Exercise → Find, in the records below, the line that contains "Output the web" and the line that contains "const yTicks = [0, 0.25, 0.5, 0.75, 1.0, 1.25];". Copy those two lines and everything between them exactly, but not the pictures.

Rows from a dataset of charts and code →
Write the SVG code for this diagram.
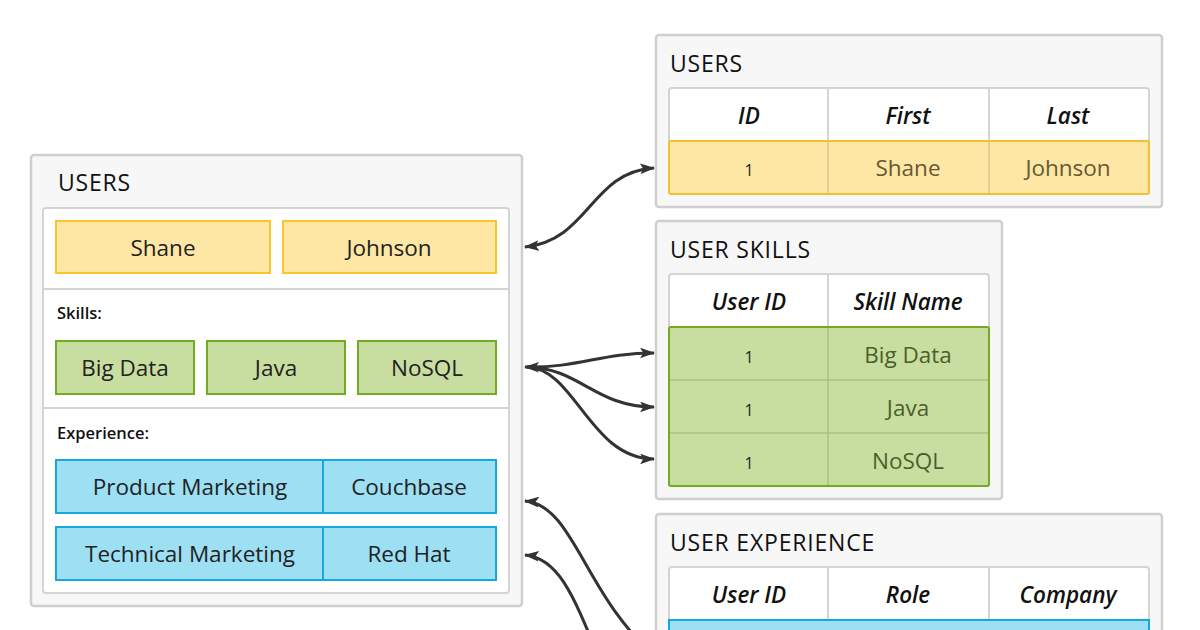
<svg xmlns="http://www.w3.org/2000/svg" width="1200" height="630" viewBox="0 0 1200 630">
<defs>
<marker id="ah" viewBox="0 0 14 10" refX="13" refY="5" markerWidth="15" markerHeight="11" markerUnits="userSpaceOnUse" orient="auto-start-reverse">
<path d="M0,0 L14,5 L0,10 L3,5 z" fill="#333"/>
</marker>
<style>
text{font-family:"Open Sans","Noto Sans",sans-serif;}
.panel{fill:#f7f7f7;stroke:#cfcfcf;stroke-width:2.5}
.inner{fill:#fff;stroke:#d4d4d4;stroke-width:2}
.title{font-size:23px;font-weight:500;fill:#111;letter-spacing:0.8px}
.lbl{font-size:16.5px;font-weight:600;fill:#111}
.yel{fill:#fee6a4;stroke:#f8c52a;stroke-width:2}
.grn{fill:#c8dea0;stroke:#72aa22;stroke-width:2}
.blu{fill:#9ddff3;stroke:#16a8dc;stroke-width:2}
.val{font-size:22.5px;fill:#222;text-anchor:middle}
.hdr{font-size:22.5px;font-weight:600;font-style:italic;fill:#111;text-anchor:middle}
.one{font-size:16px;fill:#222;text-anchor:middle}
.yv{font-size:22.5px;fill:#665834;text-anchor:middle}
.gv{font-size:22.5px;fill:#4b5e2c;text-anchor:middle}
.conn{fill:none;stroke:#333;stroke-width:3}
.sep{stroke:#d4d4d4;stroke-width:2}
</style>
</defs>
<rect width="1200" height="630" fill="#fff"/>

<g id="users-doc">
<rect class="panel" x="31" y="155" width="491" height="451" rx="3"/>
<text class="title" x="58" y="191">USERS</text>
<rect class="inner" x="43" y="208" width="466" height="385" rx="3"/>
<line class="sep" x1="44" y1="289" x2="508" y2="289"/>
<line class="sep" x1="44" y1="408" x2="508" y2="408"/>
<rect class="yel" x="56" y="221" width="214" height="52"/>
<text class="val" x="163" y="256">Shane</text>
<rect class="yel" x="283" y="221" width="213" height="52"/>
<text class="val" x="389" y="256">Johnson</text>
<text class="lbl" x="57" y="319">Skills:</text>
<rect class="grn" x="56" y="341" width="138" height="53"/>
<text class="val" x="125" y="376">Big Data</text>
<rect class="grn" x="207" y="341" width="138" height="53"/>
<text class="val" x="276" y="376">Java</text>
<rect class="grn" x="358" y="341" width="138" height="53"/>
<text class="val" x="427" y="376">NoSQL</text>
<text class="lbl" x="57" y="439">Experience:</text>
<rect class="blu" x="56" y="460" width="440" height="53"/>
<line x1="323" y1="460" x2="323" y2="513" stroke="#16a8dc" stroke-width="2"/>
<text class="val" x="190" y="495">Product Marketing</text>
<text class="val" x="409" y="495">Couchbase</text>
<rect class="blu" x="56" y="527" width="440" height="53"/>
<line x1="323" y1="527" x2="323" y2="580" stroke="#16a8dc" stroke-width="2"/>
<text class="val" x="190" y="562">Technical Marketing</text>
<text class="val" x="409" y="562">Red Hat</text>
</g>

<g id="users-table">
<rect class="panel" x="656" y="35" width="506" height="172" rx="3"/>
<text class="title" x="670" y="72">USERS</text>
<rect class="inner" x="669" y="88" width="480" height="106" rx="3"/>
<line class="sep" x1="828" y1="88" x2="828" y2="141"/>
<line class="sep" x1="989" y1="88" x2="989" y2="141"/>
<text class="hdr" x="749" y="124">ID</text>
<text class="hdr" x="908" y="124">First</text>
<text class="hdr" x="1068" y="124">Last</text>
<rect x="669" y="141" width="480" height="53" rx="2" fill="#fee6a4" stroke="#f1c033" stroke-width="2"/>
<line x1="828" y1="142" x2="828" y2="193" stroke="#e2cf92" stroke-width="2"/>
<line x1="989" y1="142" x2="989" y2="193" stroke="#e2cf92" stroke-width="2"/>
<text class="one" x="749" y="176">1</text>
<text class="yv" x="908" y="176">Shane</text>
<text class="yv" x="1068" y="176">Johnson</text>
</g>

<g id="user-skills-table">
<rect class="panel" x="656" y="221" width="346" height="278" rx="3"/>
<text class="title" x="670" y="258">USER SKILLS</text>
<rect class="inner" x="669" y="274" width="320" height="212" rx="3"/>
<line class="sep" x1="828" y1="274" x2="828" y2="327"/>
<text class="hdr" x="749" y="310">User ID</text>
<text class="hdr" x="908" y="310">Skill Name</text>
<rect x="669" y="327" width="320" height="159" rx="2" fill="#c8dea0" stroke="#72aa22" stroke-width="2"/>
<line x1="670" y1="380" x2="988" y2="380" stroke="#a9c27e" stroke-width="1.5"/>
<line x1="670" y1="433" x2="988" y2="433" stroke="#a9c27e" stroke-width="1.5"/>
<line x1="828" y1="328" x2="828" y2="485" stroke="#a9c27e" stroke-width="1.5"/>
<text class="one" x="749" y="363">1</text>
<text class="gv" x="908" y="363">Big Data</text>
<text class="one" x="749" y="416">1</text>
<text class="gv" x="908" y="416">Java</text>
<text class="one" x="749" y="469">1</text>
<text class="gv" x="908" y="469">NoSQL</text>
</g>

<g id="user-experience-table">
<rect class="panel" x="656" y="514" width="506" height="200" rx="3"/>
<text class="title" x="670" y="551">USER EXPERIENCE</text>
<rect class="inner" x="669" y="567" width="480" height="140" rx="3"/>
<line class="sep" x1="828" y1="567" x2="828" y2="620"/>
<line class="sep" x1="989" y1="567" x2="989" y2="620"/>
<text class="hdr" x="749" y="603">User ID</text>
<text class="hdr" x="908" y="603">Role</text>
<text class="hdr" x="1068" y="603">Company</text>
<rect x="669" y="620" width="480" height="53" fill="#9ddff3" stroke="#16a8dc" stroke-width="2"/>
</g>

<g id="connectors">
<path class="conn" marker-start="url(#ah)" marker-end="url(#ah)" d="M525,247 C590,240 590,172 654,168"/>
<path class="conn" marker-start="url(#ah)" marker-end="url(#ah)" d="M525,367 C580,368 600,353 654,353"/>
<path class="conn" marker-end="url(#ah)" d="M527,367 C580,368 595,407 654,407"/>
<path class="conn" marker-end="url(#ah)" d="M527,367 C575,368 590,459 654,459"/>
<path class="conn" marker-start="url(#ah)" d="M525,501 C575,505 585,600 660,660"/>
<path class="conn" marker-start="url(#ah)" d="M525,555 C560,558 575,600 600,660"/>
</g>
</svg>
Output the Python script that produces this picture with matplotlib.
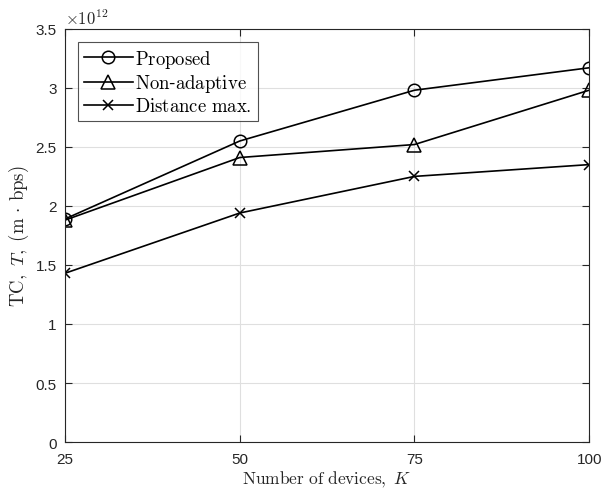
import numpy as np
import matplotlib
matplotlib.use("Agg")
import matplotlib.pyplot as plt

plt.rcParams['mathtext.fontset'] = 'cm'
plt.rcParams['font.family'] = ['Liberation Sans', 'DejaVu Sans']

K = [25, 50, 75, 100]
proposed = [1.89, 2.55, 2.98, 3.17]
non_adaptive = [1.88, 2.41, 2.52, 2.98]
distance_max = [1.43, 1.94, 2.25, 2.35]
scale = 1e12

fig = plt.figure(figsize=(6.03, 4.89), dpi=100)
ax = fig.add_axes([0.108, 0.094, 0.869, 0.845])

ax.plot(K, np.array(proposed) * scale, 'k-o', mfc='none', ms=9, lw=1.2, mew=1.1,
        label=r'$\mathrm{Proposed}$')
ax.plot(K, np.array(non_adaptive) * scale, 'k-^', mfc='none', ms=10, lw=1.2, mew=1.1,
        label=r'$\mathrm{Non}$-$\mathrm{adaptive}$')
ax.plot(K, np.array(distance_max) * scale, 'k-x', ms=7, lw=1.2, mew=1.1,
        label=r'$\mathrm{Distance\ max.}$')

ax.set_xlim(25, 100)
ax.set_ylim(0, 3.5e12)
ax.set_xticks(K)
ax.set_yticks(np.arange(0, 3.51e12, 0.5e12))
ax.set_yticklabels(['0', '0.5', '1', '1.5', '2', '2.5', '3', '3.5'])
ax.grid(True, color='#dfdfdf', lw=0.8)
ax.set_axisbelow(True)
ax.tick_params(direction='in', labelsize=11, colors='#262626', length=5, top=True, right=True)
ax.tick_params(axis='x', pad=7)
ax.tick_params(axis='y', pad=6)
for s in ax.spines.values():
    s.set_color('#262626')
    s.set_linewidth(0.8)

ax.text(0, 1.005, r'$\mathsf{\times 10^{12}}$', transform=ax.transAxes, fontsize=12,
        color='#262626', va='bottom', ha='left')

ax.set_xlabel(r'$\mathrm{Number\ of\ devices,}\ K$', fontsize=12.5, color='#262626', labelpad=2)
ax.set_ylabel(r'$\mathrm{TC,}\ T,\ (\mathrm{m}\,\cdot\,\mathrm{bps})$', fontsize=13.5,
              color='#262626', labelpad=3)

leg = ax.legend(loc='upper left', fontsize=13.5, frameon=True, fancybox=False,
                edgecolor='#262626', borderaxespad=0.7, handlelength=2.6,
                handletextpad=0.15, labelspacing=0.15, borderpad=0.3)
leg.get_frame().set_linewidth(0.8)

fig.savefig('out.png', dpi=100)
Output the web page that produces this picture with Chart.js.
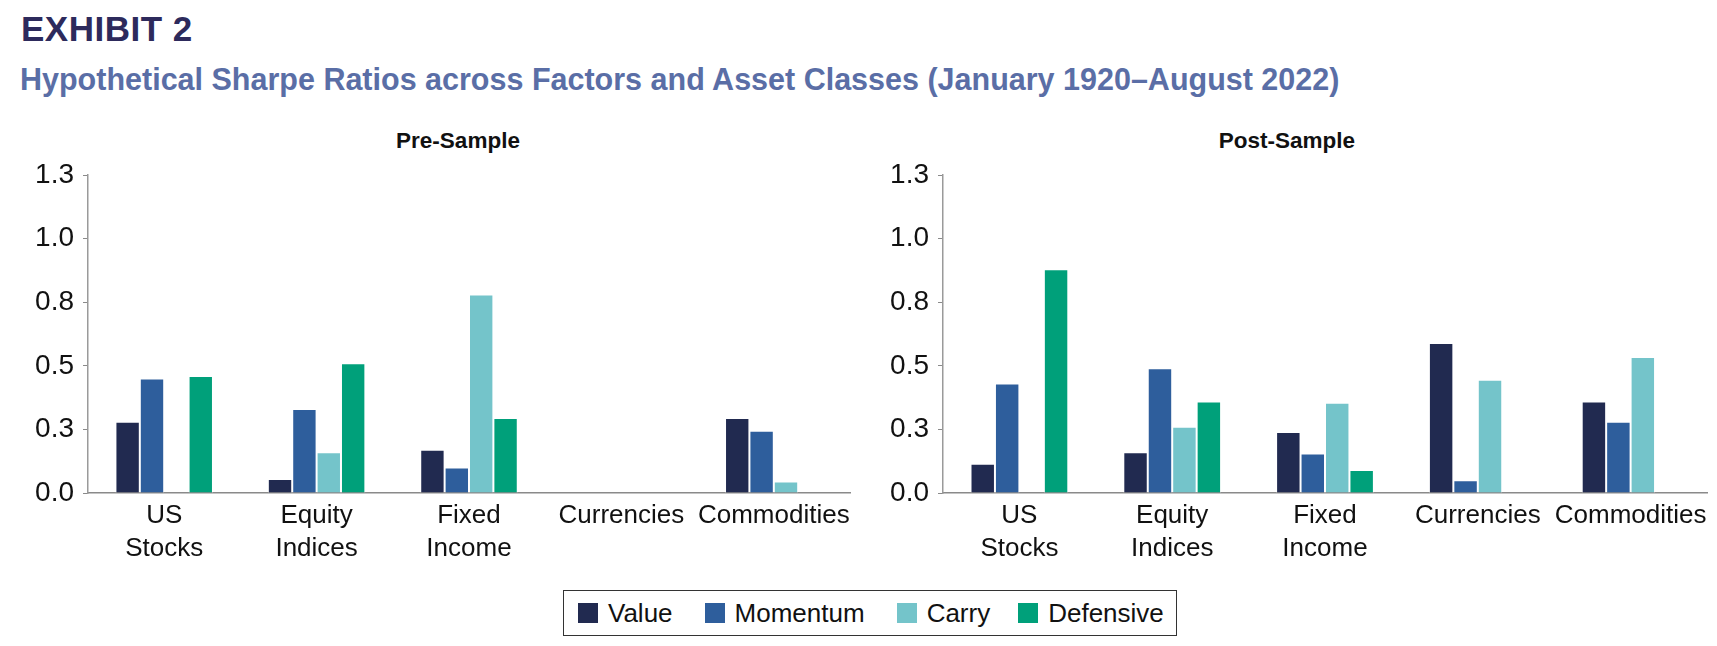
<!DOCTYPE html>
<html>
<head>
<meta charset="utf-8">
<script src="https://cdn.jsdelivr.net/npm/chart.js@4/dist/chart.umd.min.js"></script>
<style>
  body { margin: 0; background: #fff; width: 1717px; height: 646px; position: relative; overflow: hidden; font-family: "Liberation Sans", Arial, sans-serif; }
  #exhibit { position: absolute; left: 21px; top: 9px; font-size: 35px; font-weight: bold; color: #2d2a5c; letter-spacing: 0.5px; }
  #subtitle { position: absolute; left: 20px; top: 62px; font-size: 30.5px; font-weight: bold; color: #5a6ea6; }
  .ptitle { position: absolute; top: 128px; width: 300px; margin-left: -150px; text-align: center; font-size: 22.5px; font-weight: bold; color: #111; }
  .wrap { position: absolute; top: 120px; height: 450px; }
  #legend { position: absolute; left: 563px; top: 590px; width: 612px; height: 44px; border: 1.5px solid #333; display: flex; align-items: center; box-sizing: content-box; }
  .item { display: flex; align-items: center; font-size: 26px; color: #111; white-space: nowrap; }
  .swatch { width: 20px; height: 20px; margin-right: 10px; }
</style>
</head>
<body>
<div id="exhibit">EXHIBIT 2</div>
<div id="subtitle">Hypothetical Sharpe Ratios across Factors and Asset Classes (January 1920–August 2022)</div>
<div class="ptitle" style="left:458px">Pre-Sample</div>
<div class="ptitle" style="left:1287px">Post-Sample</div>
<div class="wrap" style="left:0;width:860px"><canvas id="pre"></canvas></div>
<div class="wrap" style="left:855px;width:862px"><canvas id="post"></canvas></div>
<div id="legend"></div>
<script>
// categories and series
const categories = [['US', 'Stocks'], ['Equity', 'Indices'], ['Fixed', 'Income'], 'Currencies', 'Commodities'];
const factors = ['Value', 'Momentum', 'Carry', 'Defensive'];
const colors = ['#212a50', '#2e5e9c', '#74c4ca', '#00a07a'];
const yTicks = [0, 0.25, 0.5, 0.75, 1.0, 1.25];

// Pre-Sample values
const preValue     = [0.28, 0.055, 0.17, null, 0.295];
const preMomentum  = [0.45, 0.33, 0.10, null, 0.245];
const preCarry     = [null, 0.16, 0.78, null, 0.045];
const preDefensive = [0.46, 0.51, 0.295, null, null];

// Post-Sample values
const postValue     = [0.115, 0.16, 0.24, 0.59, 0.36];
const postMomentum  = [0.43, 0.49, 0.155, 0.05, 0.28];
const postCarry     = [null, 0.26, 0.355, 0.445, 0.535];
const postDefensive = [0.88, 0.36, 0.09, null, null];

function makeChart(id, series) {
  const ctx = document.getElementById(id).getContext('2d');
  return new Chart(ctx, {
    type: 'bar',
    data: {
      labels: categories,
      datasets: series.map((d, i) => ({
        label: factors[i],
        data: d,
        backgroundColor: colors[i],
        borderColor: '#ffffff',
        borderWidth: 1,
        barPercentage: 1,
        categoryPercentage: 0.64
      }))
    },
    options: {
      responsive: false,
      animation: false,
      layout: { padding: { left: 0, right: 10, top: 55, bottom: 0 } },
      plugins: {
        legend: { display: false },
        tooltip: { enabled: false },
        title: { display: false }
      },
      scales: {
        x: {
          grid: { display: false, drawTicks: false },
          border: { display: true, color: '#8a8a8a', width: 1.5 },
          ticks: {
            color: '#111',
            font: { family: 'Liberation Sans', size: 26, lineHeight: 1.25 },
            padding: 7,
            maxRotation: 0,
            autoSkip: false
          },
          afterFit: (s) => { s.height = 77; }
        },
        y: {
          min: 0,
          max: 1.25,
          afterBuildTicks: (s) => { s.ticks = yTicks.map(v => ({ value: v })); },
          grid: { display: true, drawOnChartArea: false, tickLength: 5, color: '#8a8a8a' },
          border: { display: true, color: '#9a9a9a', width: 1.5 },
          ticks: {
            color: '#111',
            font: { family: 'Liberation Sans', size: 28 },
            padding: 9,
            callback: (v) => Number(v).toFixed(1)
          },
          afterFit: (s) => { s.width = 88; }
        }
      }
    }
  });
}

document.getElementById('pre').width = 860;
document.getElementById('pre').height = 450;
document.getElementById('post').width = 862;
document.getElementById('post').height = 450;

makeChart('pre', [preValue, preMomentum, preCarry, preDefensive]);
makeChart('post', [postValue, postMomentum, postCarry, postDefensive]);

// legend built from the same arrays
const legend = document.getElementById('legend');
const gaps = [14, 32, 32, 28];
factors.forEach((f, i) => {
  const item = document.createElement('div');
  item.className = 'item';
  item.style.marginLeft = gaps[i] + 'px';
  item.innerHTML = '<span class="swatch" style="background:' + colors[i] + '"></span>' + f;
  legend.appendChild(item);
});
</script>
</body>
</html>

Response to this exercise →
Output the web page that produces this picture with Chart.js.
<!DOCTYPE html>
<html>
<head>
<meta charset="utf-8">
<script src="https://cdn.jsdelivr.net/npm/chart.js@4/dist/chart.umd.min.js"></script>
<style>
  body { margin: 0; background: #fff; width: 1717px; height: 646px; position: relative; overflow: hidden; font-family: "Liberation Sans", Arial, sans-serif; }
  #exhibit { position: absolute; left: 21px; top: 9px; font-size: 35px; font-weight: bold; color: #2d2a5c; letter-spacing: 0.5px; }
  #subtitle { position: absolute; left: 20px; top: 62px; font-size: 30.5px; font-weight: bold; color: #5a6ea6; }
  .ptitle { position: absolute; top: 128px; width: 300px; margin-left: -150px; text-align: center; font-size: 22.5px; font-weight: bold; color: #111; }
  .wrap { position: absolute; top: 120px; height: 450px; }
  #legend { position: absolute; left: 563px; top: 590px; width: 612px; height: 44px; border: 1.5px solid #333; display: flex; align-items: center; box-sizing: content-box; }
  .item { display: flex; align-items: center; font-size: 26px; color: #111; white-space: nowrap; }
  .swatch { width: 20px; height: 20px; margin-right: 10px; }
</style>
</head>
<body>
<div id="exhibit">EXHIBIT 2</div>
<div id="subtitle">Hypothetical Sharpe Ratios across Factors and Asset Classes (January 1920–August 2022)</div>
<div class="ptitle" style="left:458px">Pre-Sample</div>
<div class="ptitle" style="left:1287px">Post-Sample</div>
<div class="wrap" style="left:0;width:860px"><canvas id="pre"></canvas></div>
<div class="wrap" style="left:855px;width:862px"><canvas id="post"></canvas></div>
<div id="legend"></div>
<script>
// categories and series
const categories = [['US', 'Stocks'], ['Equity', 'Indices'], ['Fixed', 'Income'], 'Currencies', 'Commodities'];
const factors = ['Value', 'Momentum', 'Carry', 'Defensive'];
const colors = ['#212a50', '#2e5e9c', '#74c4ca', '#00a07a'];
const yTicks = [0, 0.25, 0.5, 0.75, 1.0, 1.25];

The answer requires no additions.